Our Sunday program started with a guided tour in Jachthuis (Hunting Lodge) Sint Hubertus. This ‘Jachthuis’ is designed by Berlage who worked for the couple Kröller-Müller. It was finished in 1920. The Kröller-Müllers used it as their country house, and later lived there permanently.
We started with a look at the outside of the building which is inspired by English country houses, but also has very specific characteristics, like the Tower. A tower is seen in most of Berlage’s work and was an explicit wish of the Kröller-Müller family. It offered a great view on the Veluwe, and the land that the couple owned, and at the same time it was a symbol of power. The garden, the paths, the contours of the pond and the small pavillion are designed by Berlage as well. The Jachthuis is a good example of a ‘Gesamtskunstwerk’, also in its interior. Berlage even designed the cutlery.

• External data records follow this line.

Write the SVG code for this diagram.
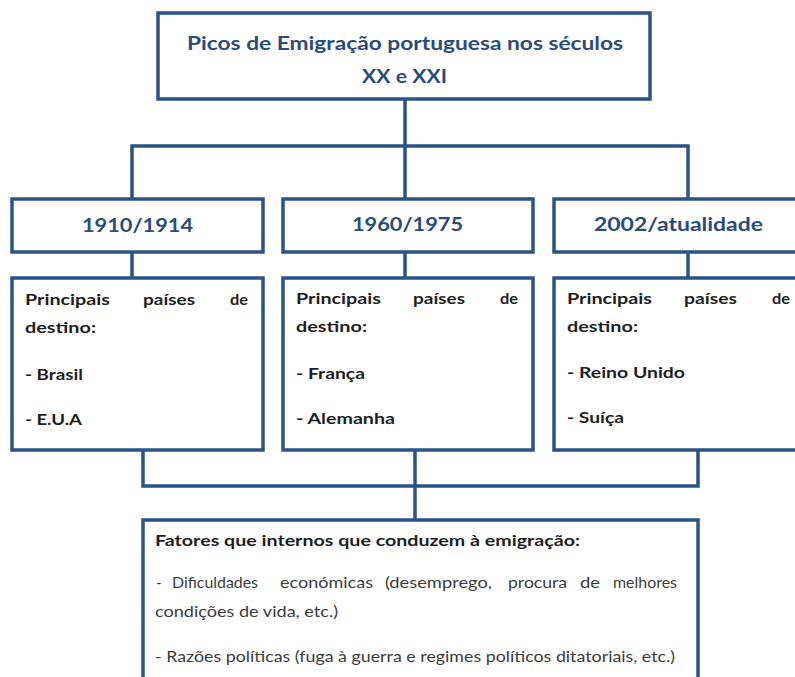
<svg xmlns="http://www.w3.org/2000/svg" width="795" height="677" viewBox="0 0 795 677">
<style>
.box{fill:#ffffff;stroke:#2b5386;stroke-width:3.5}
.ln{fill:none;stroke:#2b5386;stroke-width:3.5;stroke-linejoin:miter}
.hd{font-family:Lato,"Liberation Sans",sans-serif;font-weight:bold;fill:#284c7c;font-size:19px}
.bd{font-family:Lato,"Liberation Sans",sans-serif;font-weight:bold;fill:#1e1e1e;font-size:16px}
.rg{font-family:Lato,"Liberation Sans",sans-serif;fill:#3c3c3c;font-size:15px}
</style>
<rect width="795" height="677" fill="#ffffff"/>
<g id="connectors">
<path class="ln" d="M405 99 V199"/>
<path class="ln" d="M132 199 V146 H688 V199"/>
<path class="ln" d="M132 252 V278"/>
<path class="ln" d="M405 252 V278"/>
<path class="ln" d="M688 252 V278"/>
<path class="ln" d="M143 450 V486 H698 V450"/>
<path class="ln" d="M415 450 V520"/>
</g>
<g id="title">
<rect class="box" x="158" y="13" width="492" height="86"/>
<text class="hd" x="187" y="50" textLength="436" lengthAdjust="spacingAndGlyphs">Picos de Emigração portuguesa nos séculos</text>
<text class="hd" x="362" y="83" textLength="85" lengthAdjust="spacingAndGlyphs">XX e XXI</text>
</g>
<g id="period1">
<rect class="box" x="12" y="199" width="251" height="53"/>
<text class="hd" x="82" y="232" textLength="111" lengthAdjust="spacingAndGlyphs">1910/1914</text>
</g>
<g id="period2">
<rect class="box" x="283" y="199" width="250" height="53"/>
<text class="hd" x="352" y="231" textLength="111" lengthAdjust="spacingAndGlyphs">1960/1975</text>
</g>
<g id="period3">
<rect class="box" x="554" y="199" width="260" height="53"/>
<text class="hd" x="594" y="231" textLength="169" lengthAdjust="spacingAndGlyphs">2002/atualidade</text>
</g>
<g id="dest1">
<rect class="box" x="12" y="278" width="251" height="172"/>
<text class="bd" x="25" y="305" textLength="85" lengthAdjust="spacingAndGlyphs">Principais</text>
<text class="bd" x="143" y="305" textLength="52" lengthAdjust="spacingAndGlyphs">países</text>
<text class="bd" x="230" y="305" textLength="18" lengthAdjust="spacingAndGlyphs">de</text>
<text class="bd" x="25" y="333" textLength="71" lengthAdjust="spacingAndGlyphs">destino:</text>
<text class="bd" x="25" y="380" textLength="58" lengthAdjust="spacingAndGlyphs">- Brasil</text>
<text class="bd" x="25" y="425" textLength="57" lengthAdjust="spacingAndGlyphs">- E.U.A</text>
</g>
<g id="dest2">
<rect class="box" x="283" y="278" width="250" height="172"/>
<text class="bd" x="296" y="304" textLength="85" lengthAdjust="spacingAndGlyphs">Principais</text>
<text class="bd" x="413" y="304" textLength="52" lengthAdjust="spacingAndGlyphs">países</text>
<text class="bd" x="500" y="304" textLength="18" lengthAdjust="spacingAndGlyphs">de</text>
<text class="bd" x="296" y="332" textLength="71" lengthAdjust="spacingAndGlyphs">destino:</text>
<text class="bd" x="296" y="379" textLength="69" lengthAdjust="spacingAndGlyphs">- França</text>
<text class="bd" x="296" y="424" textLength="99" lengthAdjust="spacingAndGlyphs">- Alemanha</text>
</g>
<g id="dest3">
<rect class="box" x="554" y="278" width="260" height="172"/>
<text class="bd" x="567" y="304" textLength="85" lengthAdjust="spacingAndGlyphs">Principais</text>
<text class="bd" x="684" y="304" textLength="53" lengthAdjust="spacingAndGlyphs">países</text>
<text class="bd" x="772" y="304" textLength="18" lengthAdjust="spacingAndGlyphs">de</text>
<text class="bd" x="567" y="332" textLength="71" lengthAdjust="spacingAndGlyphs">destino:</text>
<text class="bd" x="567" y="378" textLength="118" lengthAdjust="spacingAndGlyphs">- Reino Unido</text>
<text class="bd" x="567" y="423" textLength="57" lengthAdjust="spacingAndGlyphs">- Suíça</text>
</g>
<g id="factors">
<rect class="box" x="143" y="520" width="555" height="180"/>
<text class="bd" x="155" y="546" textLength="425" lengthAdjust="spacingAndGlyphs">Fatores que internos que conduzem à emigração:</text>
<text class="rg" x="156" y="588">-</text>
<text class="rg" x="172" y="588" textLength="86" lengthAdjust="spacingAndGlyphs">Dificuldades</text>
<text class="rg" x="280" y="588" textLength="93" lengthAdjust="spacingAndGlyphs">económicas</text>
<text class="rg" x="385" y="588" textLength="107" lengthAdjust="spacingAndGlyphs">(desemprego,</text>
<text class="rg" x="508" y="588" textLength="59" lengthAdjust="spacingAndGlyphs">procura</text>
<text class="rg" x="580" y="588" textLength="20" lengthAdjust="spacingAndGlyphs">de</text>
<text class="rg" x="613" y="588" textLength="64" lengthAdjust="spacingAndGlyphs">melhores</text>
<text class="rg" x="155" y="617" textLength="183" lengthAdjust="spacingAndGlyphs">condições de vida, etc.)</text>
<text class="rg" x="155" y="662" textLength="520" lengthAdjust="spacingAndGlyphs">- Razões políticas (fuga à guerra e regimes políticos ditatoriais, etc.)</text>
</g>
</svg>
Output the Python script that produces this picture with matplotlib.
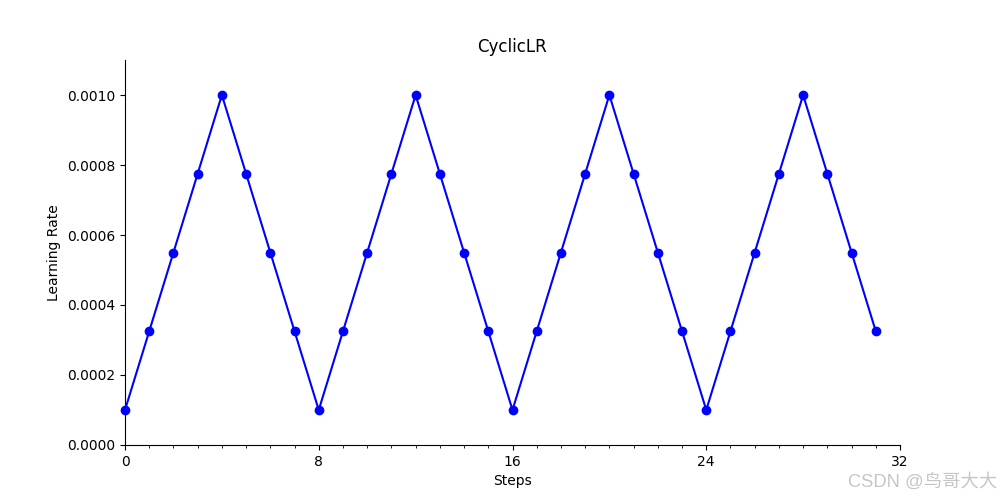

When entering the building you arrive in a rather dark hallway. It was designed like this on purpose so that when you entered the living room this would be in rays of (sun)light.
The glass stained window is not by a design of Berlage but has a strong symbolism that is connected to the symbolism of the house. Sint Hubertus was born in 665 and saw during one of his hunts a dear that wore a lighted cross between his antlers. Hubertus converted himself to Christianity, became a bishop and even became a saint, already in medieval times. The house itself carries out this symbolism in the plan of an antler, with the tower as the lighting cross.
Every item was designed and placed with extreme precise measures, as can be seen with the cupboard that has its feet exactly at a symmetrical tile on the floor.
In the living room Berlage created a ‘cassette’ plafond with bright colours. He worked with extreme geometric precision. Although normally his designs are rather rational and business-like, in the Jachthuis there is a lavish decoration in the design and the crafts used.
The precision of symmetry returns in the living room. Under the carpet there are no tiles but beton. In this way the set up of the dinner table could never be changed.
Gentlemen’s Smoking Room
The ladies room has a clever heating system, which was cool on this hot day. The chairs are very low because Helene was a small woman and she did not want people to look down upon her.
Working room Helene Müller
This room is a concession to Berlage’s oeuvre and asked by Helene to have a better view on the pond. It went against his idea of symmetry and caused a great fight. In the end the struggles between the couple and the architect stopped their cooperation and Henry van de Velde took over, to finish the job.
The fact that we can nowadays visit the house and the art collection (Kröller-Müller museum) is due to the fact that the Kröller-Müllers gave away their collection to the state when they were bankrupt (crisis of 1929 and dodgy business). They prevented creditors to sell their work at an auction and in this way it could be kept together and put into exhibition in a museum, that was already planned by the couple anyway. In exchange the state gave them a pension and allowed them to keep on living in the Jachthuis, while all there other properties were sold.